Our garnishes and sauce well in hand, Chef proceeded to poach an egg in red wine. Yes, eggs poached in red wine! Not only did it enhance the flavour of the œuf, it also gave it a lovely blush hue. Now all that was left to do was plate this amazing dish. Chef layered the garnishes then topped them with the egg. Over that he poured several generous spoonfuls of meurette. And the piece de resistance: breaking open the soft, golden yolk. The visual effect was stunning, and the taste amazing! My mouth waters now just thinking of it.
Filet de bar à la Fondue d’Aubergine
Fish is a mainstay of the French diet.
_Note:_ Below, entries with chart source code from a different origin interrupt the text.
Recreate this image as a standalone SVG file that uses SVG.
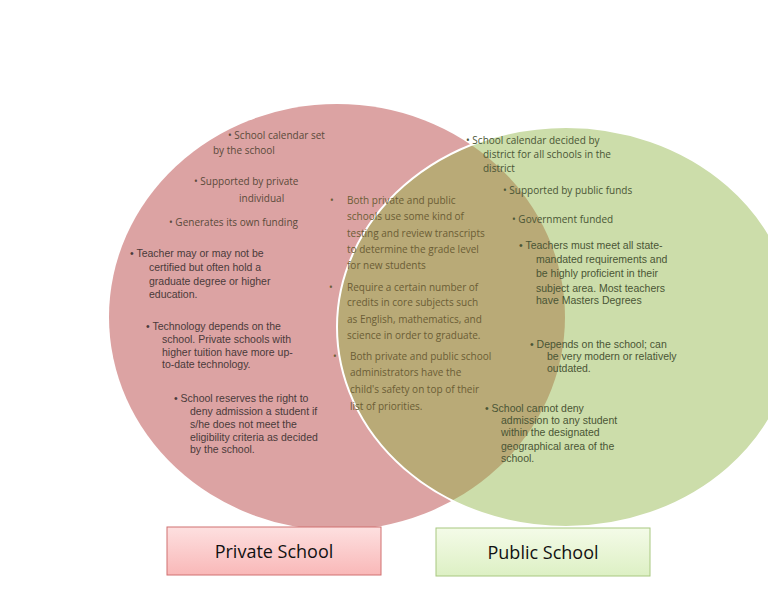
<svg xmlns="http://www.w3.org/2000/svg" width="768" height="594" viewBox="0 0 768 594">
<defs>
<linearGradient id="gp" x1="0" y1="0" x2="0" y2="1"><stop offset="0" stop-color="#fde0e0"/><stop offset="1" stop-color="#f9b8b8"/></linearGradient>
<linearGradient id="gg" x1="0" y1="0" x2="0" y2="1"><stop offset="0" stop-color="#f4fbe8"/><stop offset="1" stop-color="#ddf0c4"/></linearGradient>
<style>
.a{font-family:"Liberation Sans",Arial,sans-serif;font-size:10.5px;fill:#4a3a3a}
.c{font-family:"Open Sans","Noto Sans",sans-serif;font-size:10px;fill:#5a4a3a}
.g{font-family:"Open Sans","Noto Sans",sans-serif;font-size:10px;fill:#4a5535}
.h{font-family:"Liberation Sans",Arial,sans-serif;font-size:10.5px;fill:#4a5535}
.o{font-family:"Open Sans","Noto Sans",sans-serif;font-size:10px;fill:#6b5d35}
.t{font-family:"Open Sans","Noto Sans",sans-serif;font-size:18px;fill:#111;text-anchor:middle}
</style>
</defs>
<rect width="768" height="594" fill="#fff"/>
<g id="private-circle"><ellipse cx="337" cy="317" rx="228" ry="213" fill="#dca3a3"/></g>
<g id="public-circle"><ellipse cx="566" cy="327" rx="229" ry="200" fill="rgb(142,180,67)" fill-opacity="0.45" stroke="#fff" stroke-width="2"/></g>
<g id="private-text">
<text class="c" x="228" y="139">•   School calendar set</text>
<text class="c" x="213" y="154">by the school</text>
<text class="c" x="194" y="185">•   Supported by private</text>
<text class="c" x="239" y="202">individual</text>
<text class="c" x="169" y="226">•   Generates its own funding</text>
<text class="a" x="130" y="257">•    Teacher may or may not be</text>
<text class="a" x="149" y="271">certified but often hold a</text>
<text class="a" x="149" y="285">graduate degree or higher</text>
<text class="a" x="149" y="298">education.</text>
<text class="a" x="146" y="330">•   Technology depends on the</text>
<text class="a" x="162" y="343">school. Private schools with</text>
<text class="a" x="162" y="356">higher tuition have more up-</text>
<text class="a" x="162" y="368">to-date technology.</text>
<text class="a" x="174" y="402">•   School reserves the right to</text>
<text class="a" x="190" y="415">deny admission a student if</text>
<text class="a" x="190" y="428">s/he does not meet the</text>
<text class="a" x="190" y="441">eligibility criteria as decided</text>
<text class="a" x="190" y="453">by the school.</text>
</g>
<g id="both-text">
<text class="o" x="330" y="204">•</text>
<text class="o" x="347" y="204">Both private and public</text>
<text class="o" x="347" y="220">schools use some kind of</text>
<text class="o" x="347" y="237">testing and review transcripts</text>
<text class="o" x="347" y="253">to determine the grade level</text>
<text class="o" x="347" y="269">for new students</text>
<text class="o" x="329" y="291">•</text>
<text class="o" x="347" y="291">Require a certain number of</text>
<text class="o" x="347" y="306">credits in core subjects such</text>
<text class="o" x="347" y="323">as English, mathematics, and</text>
<text class="o" x="347" y="339">science in order to graduate.</text>
<text class="o" x="333" y="360">•</text>
<text class="o" x="350" y="360">Both private and public school</text>
<text class="o" x="350" y="376">administrators have the</text>
<text class="o" x="350" y="393">child's safety on top of their</text>
<text class="o" x="350" y="410">list of priorities.</text>
</g>
<g id="public-text">
<text class="g" x="466" y="144">•   School calendar decided by</text>
<text class="g" x="483" y="158">district for all schools in the</text>
<text class="g" x="483" y="172">district</text>
<text class="g" x="503" y="194">•   Supported by public funds</text>
<text class="g" x="512" y="223">•   Government funded</text>
<text class="h" x="519" y="249">•   Teachers must meet all state-</text>
<text class="h" x="536" y="263">mandated requirements and</text>
<text class="h" x="536" y="277">be highly proficient in their</text>
<text class="h" x="536" y="292">subject area. Most teachers</text>
<text class="h" x="536" y="304">have Masters Degrees</text>
<text class="h" x="530" y="348">•   Depends on the school; can</text>
<text class="h" x="547" y="360">be very modern or relatively</text>
<text class="h" x="547" y="372">outdated.</text>
<text class="h" x="485" y="412">•   School cannot deny</text>
<text class="h" x="501" y="424">admission to any student</text>
<text class="h" x="501" y="436">within the designated</text>
<text class="h" x="501" y="450">geographical area of the</text>
<text class="h" x="501" y="462">school.</text>
</g>
<g id="label-private"><rect x="167" y="527" width="214" height="48" fill="url(#gp)" stroke="#d07070" stroke-width="1"/><text class="t" x="274" y="558">Private School</text></g>
<g id="label-public"><rect x="436" y="528" width="214" height="48" fill="url(#gg)" stroke="#a8c880" stroke-width="1"/><text class="t" x="543" y="559">Public School</text></g>
</svg>
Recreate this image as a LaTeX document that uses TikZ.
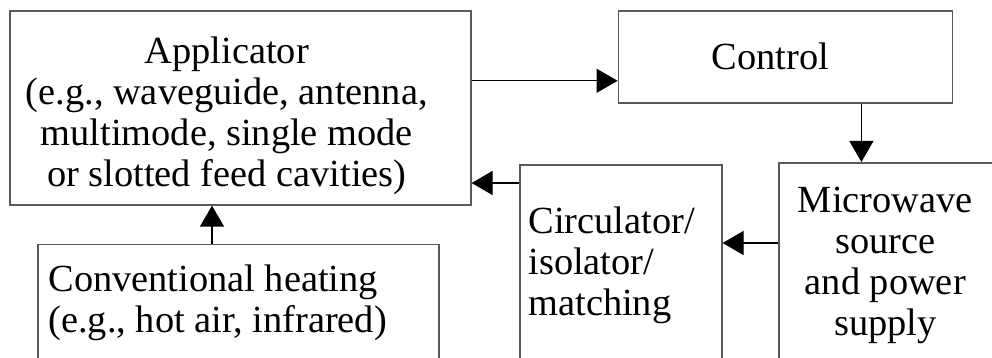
\documentclass[tikz,border=0pt]{standalone}
\usepackage{fontspec}
\setmainfont{Liberation Serif}
\definecolor{BoxGray}{HTML}{5A5A5A}
\usetikzlibrary{arrows.meta}
\usetikzlibrary{positioning}

\begin{document}
\begin{tikzpicture}[x=0.5pt, y=-0.5pt,
    block/.style={shape=rectangle,
      draw=BoxGray,
      line width=0.8pt,
      inner sep=0pt,
      anchor=north west},
    lbl/.style={font=\fontsize{19.2}{20.5}\selectfont,
      inner sep=0pt},
    flow/.style={-{Triangle[length=10.5pt,width=12pt]},
      line width=0.6pt}]
    \useasboundingbox (0,0) rectangle (992,358);
    \clip (0,0) rectangle (992,358);

    \node[name=app,
      block,
      minimum width=230.5pt,
      minimum height=97pt,
      label={[lbl, align=center, anchor=north, xshift=-6.75pt, yshift=-13pt]north:{Applicator\\(e.g., waveguide, antenna,\\multimode, single mode\\or slotted feed cavities)}}] at (9,10) {};

    \node[name=ctrl,
      right=73pt of app.north east,
      block,
      minimum width=167pt,
      minimum height=46pt,
      label={[lbl, anchor=north, xshift=-7.5pt, yshift=-16pt]north:Control}] {};

    \node[name=micro,
      block,
      minimum width=111pt,
      minimum height=120pt,
      label={[lbl, align=center, anchor=north, xshift=-2.25pt, yshift=-12.5pt]north:{Microwave\\source\\and power\\supply}}] at (778,162) {};

    \node[name=circ,
      block,
      minimum width=101pt,
      minimum height=120pt,
      label={[lbl, align=left, anchor=north west, xshift=4.5pt, yshift=-21pt]north west:{Circulator/\\isolator/\\matching}}] at (519,164) {};

    \node[name=conv,
      below=19pt of app.south west,
      block,
      xshift=14pt,
      minimum width=200.5pt,
      minimum height=80pt,
      label={[lbl, align=left, anchor=north west, xshift=5.5pt, yshift=-10.5pt]north west:{Conventional heating\\(e.g., hot air, infrared)}}] {};

    % signal path
    \draw[flow] ([yshift=-12pt]ctrl.west -| app.east) -- ([yshift=-12pt]ctrl.west);
    \draw[flow] ([xshift=38pt]ctrl.south) -- ([xshift=38pt]ctrl.south |- micro.north);
    \draw[flow] ([yshift=-40.5pt]micro.north west) -- ([yshift=-40.5pt]micro.north west -| circ.east);
    \draw[flow] ([yshift=-9.5pt]circ.north west) -- ([yshift=-9.5pt]circ.north west -| app.east);
    \draw[flow] ([xshift=87.5pt]conv.north west) -- ([xshift=87.5pt]conv.north west |- app.south);
\end{tikzpicture}
\end{document}
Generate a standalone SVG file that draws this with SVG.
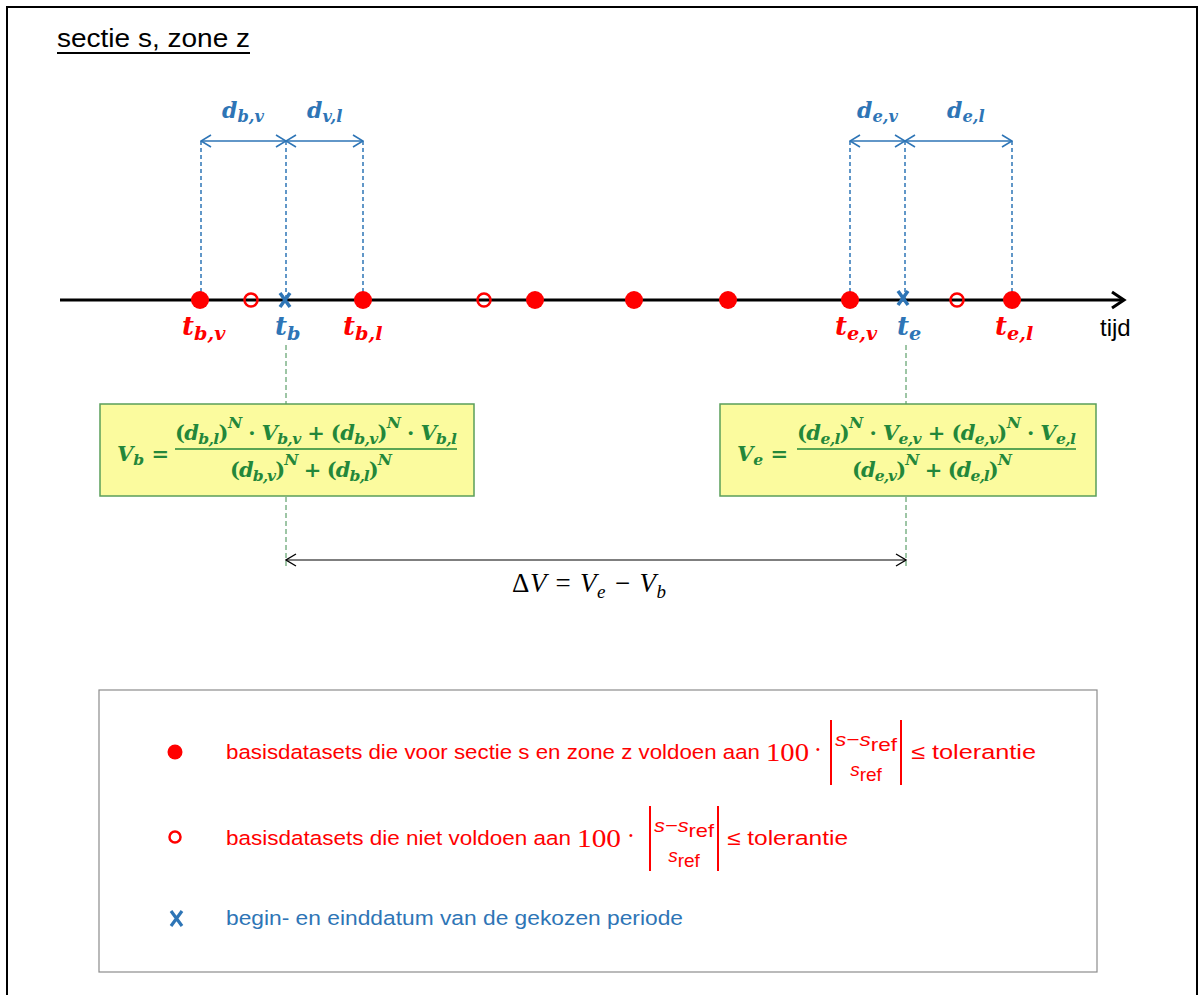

So, our second dish for the day was one of poisson. We started by preparing the vegetables: carottes en biseaux et un fondue d’aubergine – bevelled carrots and an eggplant fondue. Then, it was on to the star of the show.
I’ve never been a fan of cooked fish, in large part because I didn’t eat much of it as a child. So I missed the opportunity to appreciate it’s delicate texture and flavour as well as to learn how to cook it. Given all this, I was looking forward to this chance with both trepidation and excitement. And I am thrilled with the outcome. We cooked beautiful fillets of sea bass in the simplest, yet most flavourful way. Sautéed in butter, with a clove of garlic and that most French of herbs, thyme, the result was wonderful. Topped with a fresh, rocket pesto and micro greens, it was a thing of beauty.
Crème Caramel
And of course, you can’t have a French meal without dessert. So, we prepared two. The first was the perennial favourite Crème Caramel. This simple, yet elegant, dish is another wonderful example of how French chefs have elevated the egg.
Petits Moelleux au Citron
I love the name of our second dessert. Translated into English, it means Lemon Softness. And the little citron cushions of cake were just that. In fact, they took me back to my first encounter with Lenôtre. It was Christmas, several years earlier, when I discovered one of their pâtisseries just around the corner from my Paris apartment. You can get a glimpse of their charming, seasonal, window display in my post Christmas is Paris: Window Shopping. I will admit that I did more than just window shop at that time!
Our cooking completed, we cleaned up the cuisine. And as the setting sun bathed the surrounding majestic buildings in a golden hue, I departed the floating kitchens of Ecole Lenôtre. Replete with the satisfaction of a job well done and a parcel of our culinary gourmandises in hand, I strolled along the Seine, basking in the eternal beauty of the City of Light.